Ipê, 23 de outubro de 2043
Pela grande amizade que nutria por um bom amigo, eu hesitava entre agir como “Advogado do Diabo” (a Vovó Ludi não permitia que o fosse), ou ser o Grilinho do Pinóquio. Fosse como fosse, não me omitia, não me quedava neutral face ao teor daquilo que suscitou um “Uau!” desse amigo:
“A professora de Chase está à procura de crianças solitárias. Ela está à procura de crianças que têm dificuldades para se conectar com outras crianças. Ela está a identificar os pequenos que estão a cair nas fendas da vida social da turma. Ela está descobrindo que dons estão passando despercebidos pelos seus pares. E ela está a identificar quem está a sofrer bullying e quem está a fazer o bullying.”
Cadê a novidade? Porquê um “Uau!”, se todas as escolas deveriam ser espaços produtores de culturas singulares, mas também espaços de múltiplas interações, cooperação, partilha, comunicação, algo impossível em sala de aula.
Nos idos de vinte as escolas eram, quase sempre, espaços de solidão. E a solidão dos professores era da mesma natureza da solidão dos alunos. Só os “utópicos” ousavam criar solidários laços. Já o dissera nas “Cartas para a Alice”:
“Nos idos de vinte, a solidão era, muitas vezes, o destino de pássaros a quem calhava por sina o conhecimento e a bondade. E poder-se-ia chamar instintivo ao ato paciente e fraterno de juntar um galho a outro galho, até se completar um ninho.

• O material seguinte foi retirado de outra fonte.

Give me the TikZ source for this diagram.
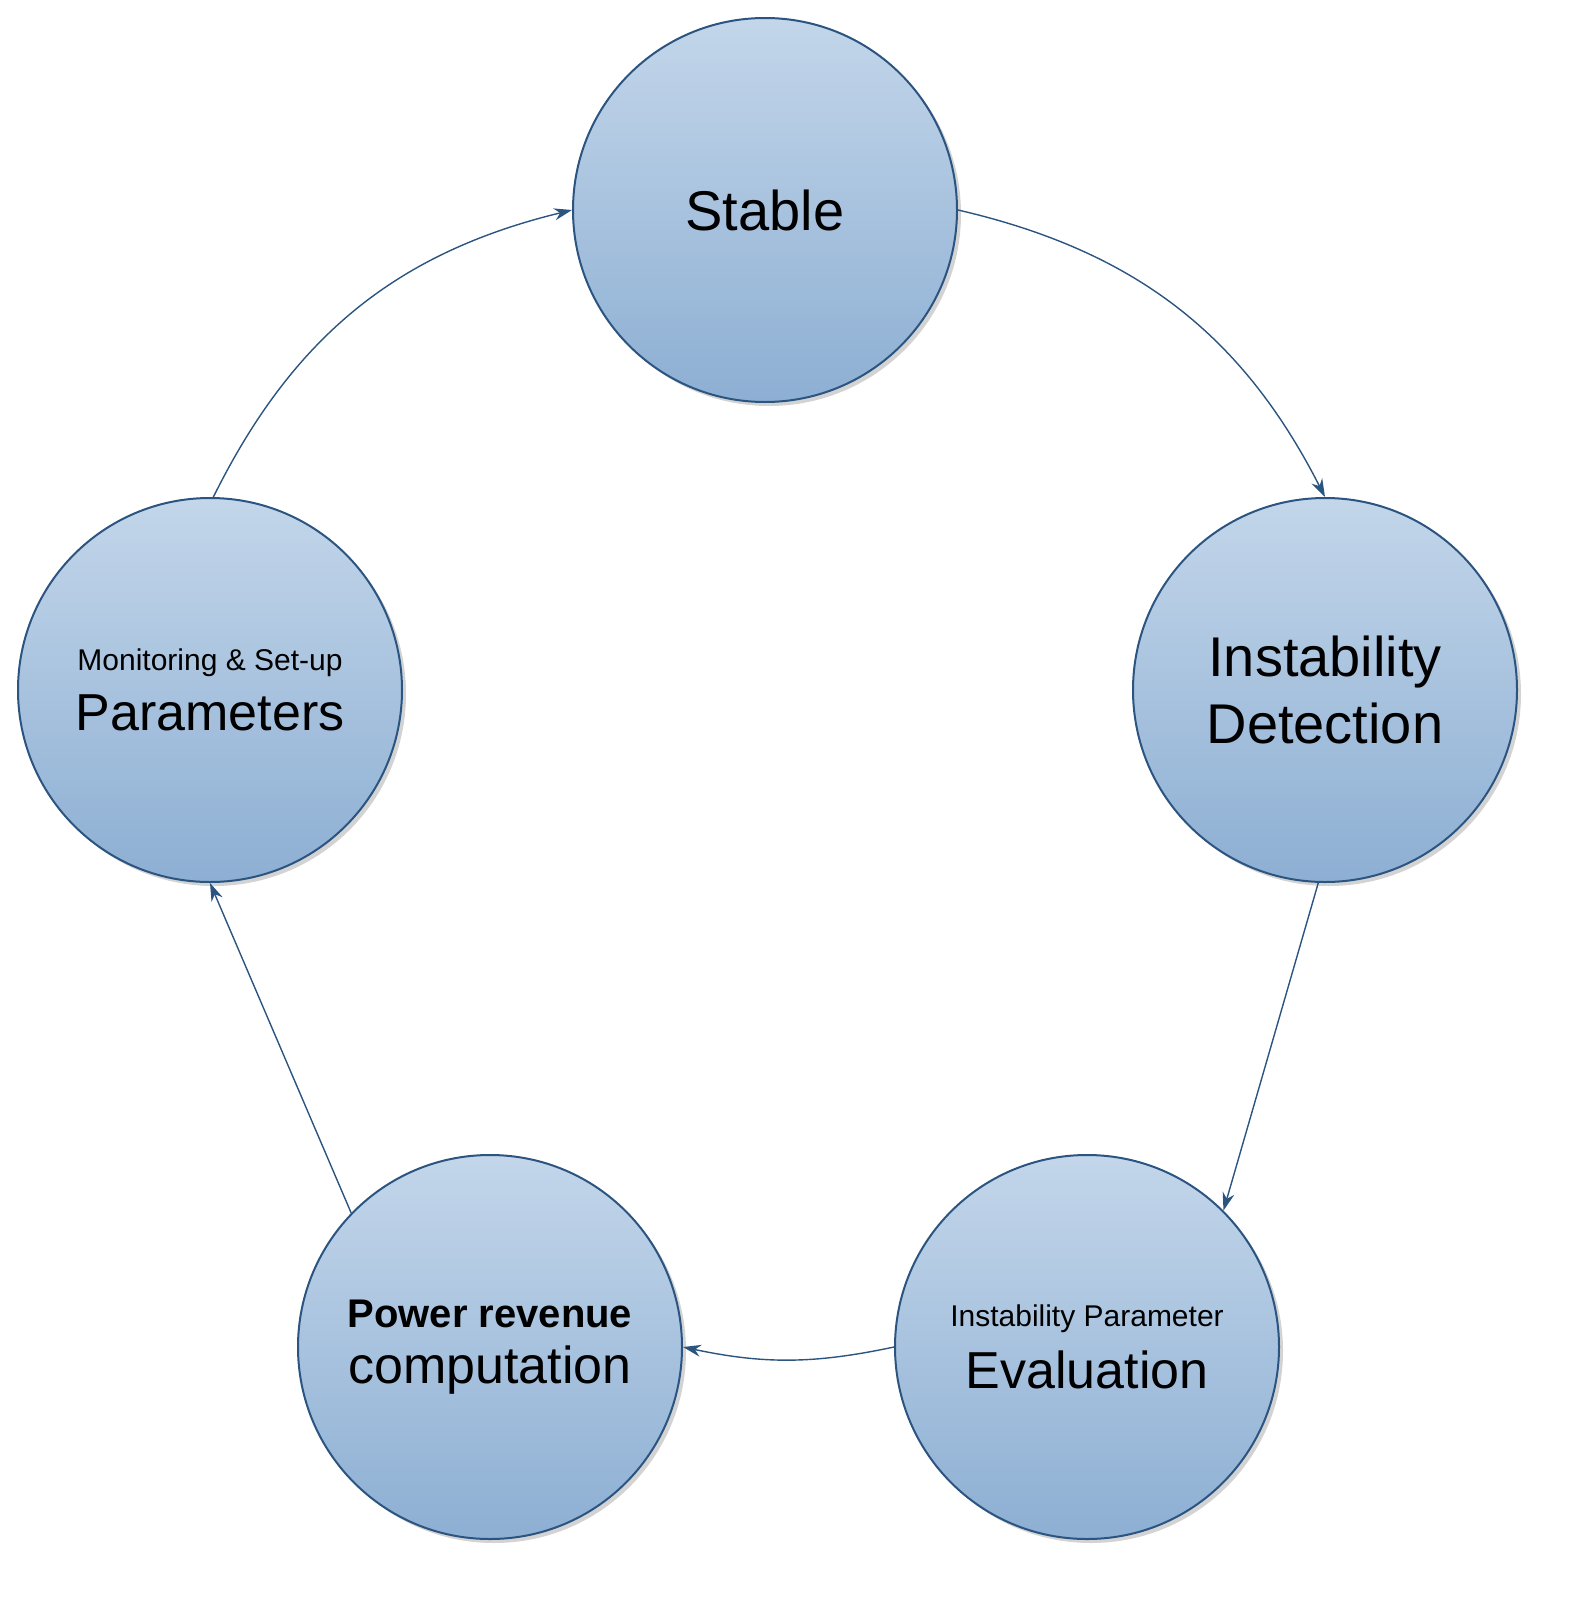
\documentclass[tikz,border=0pt]{standalone}
\usepackage{fontspec}
\setmainfont{Liberation Sans}
\usetikzlibrary{arrows.meta,shadows}
\definecolor{edge}{HTML}{2B5580}
\definecolor{ctop}{HTML}{C3D6EA}
\definecolor{cbot}{HTML}{8DAFD3}
\tikzset{
  st/.style={circle,minimum size=192pt,inner sep=0pt,draw=edge,line width=1pt,
    top color=ctop,bottom color=cbot,align=center,
    drop shadow={shadow xshift=2pt,shadow yshift=-2pt,opacity=0.35}},
  ar/.style={draw=edge,line width=0.7pt,-{Stealth[length=9pt,width=6pt]}}
}
\begin{document}
\begin{tikzpicture}[x=0.5pt,y=-0.5pt]
\useasboundingbox (0,0) rectangle (1586,1622);
\node[st] (s) at (765,210) {\fontsize{28}{32}\selectfont Stable};
\node[st] (i) at (1325,690) {\fontsize{28}{33}\selectfont Instability\\[6pt]\fontsize{28}{33}\selectfont Detection};
\node[st] (e) at (1087,1347) {\fontsize{15}{18}\selectfont Instability Parameter\\[8pt]\fontsize{26}{30}\selectfont Evaluation};
\node[st] (r) at (490,1347) {\fontsize{20}{24}\selectfont\bfseries Power revenue\\[8pt]\fontsize{26}{30}\selectfont computation};
\node[st] (p) at (210,690) {\fontsize{15}{18}\selectfont Monitoring \& Set-up\\[8pt]\fontsize{26}{30}\selectfont Parameters};
\draw[ar] (s.east) to[bend left=25] (i.north);
\draw[ar] (i.268) -- (e.45);
\draw[ar] (e.180) to[bend left=12] (r.0);
\draw[ar] (r.136) -- (p.270);
\draw[ar] (p.89) to[bend left=25] (s.west);
\end{tikzpicture}
\end{document}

Eu diria ser mais um ato religioso – Que mania a dos humanos seres a de considerar não ser da natureza dos pássaros o re-ligare!” Continuemos a leitura do adorado textinho:
“É como tirar um raio-X de uma sala de aula para ver debaixo da superfície das coisas e dentro dos corações dos alunos. É como minerar por ouro – sendo o ouro aqueles pequenos que precisam de uma pequena ajuda – que precisam de adultos para intervir (…) como participar de um grupo ou como partilhar os seus dons com outros. E é um dissuasor do bullying porque todos os professores sabem que o bullying geralmente acontece fora do seu olho – e que muitas vezes as crianças que sofrem bullying são demasiado intimidadas para partilhar.”
Que adiantava “tirar um raio-X de uma sala de aula”, se a professora insistia em, solitariamente, permanecer em sala de aula, espaço e tempo de produção de “bournout”?
Em 1994, um jovem de 17 anos se matou dentro de seu Ford Mustang amarelo. Esse adolescente cometeu suicídio por não saber pedir ajuda. Durante o enterro, os pais distribuíram cartões com fitas amarelas para todos os presentes, onde estava escrita a frase “Se você está pensando em suicídio, entregue este cartão a alguém e peça ajuda!”.
O jovem suicida estava sozinho, tal como a criança, de que vos falei em outra cartinha e que se suicidou com veneno de escaravelho. Face a essa tragédia, na Ponte, muito antes da redação do textinho, que venho citando, procuramos identificar os motivos pelos quais uma criança pudesse pôr fim à vida. Descobrimos que as escolas eram arquipélagos de solidões.
Urgia eliminar insularidades, para salvar vidas. Criamos dispositivos como o “Tutor”, a “Caixa dos Segredos” e o “Preciso de Ajuda”, que abreviaram e extinguiram situações de discreto sofrimento. Como vos disse, ao instituirmos canais de comunicação, alteramos o grito do Pedro, às margens do Ipiranga, para… “Interdependência, ou Morte”.
Aquela adorável professora dissera que cumpria o ritual de “toda sexta-feira à tarde, desde Columbine”. Desde Columbine, foram inúmeras as invasões de escolas, assassinatos de professores e alunos. A carnificina continuava, nos idos de vinte e três – vinte e quatro anos após Columbine!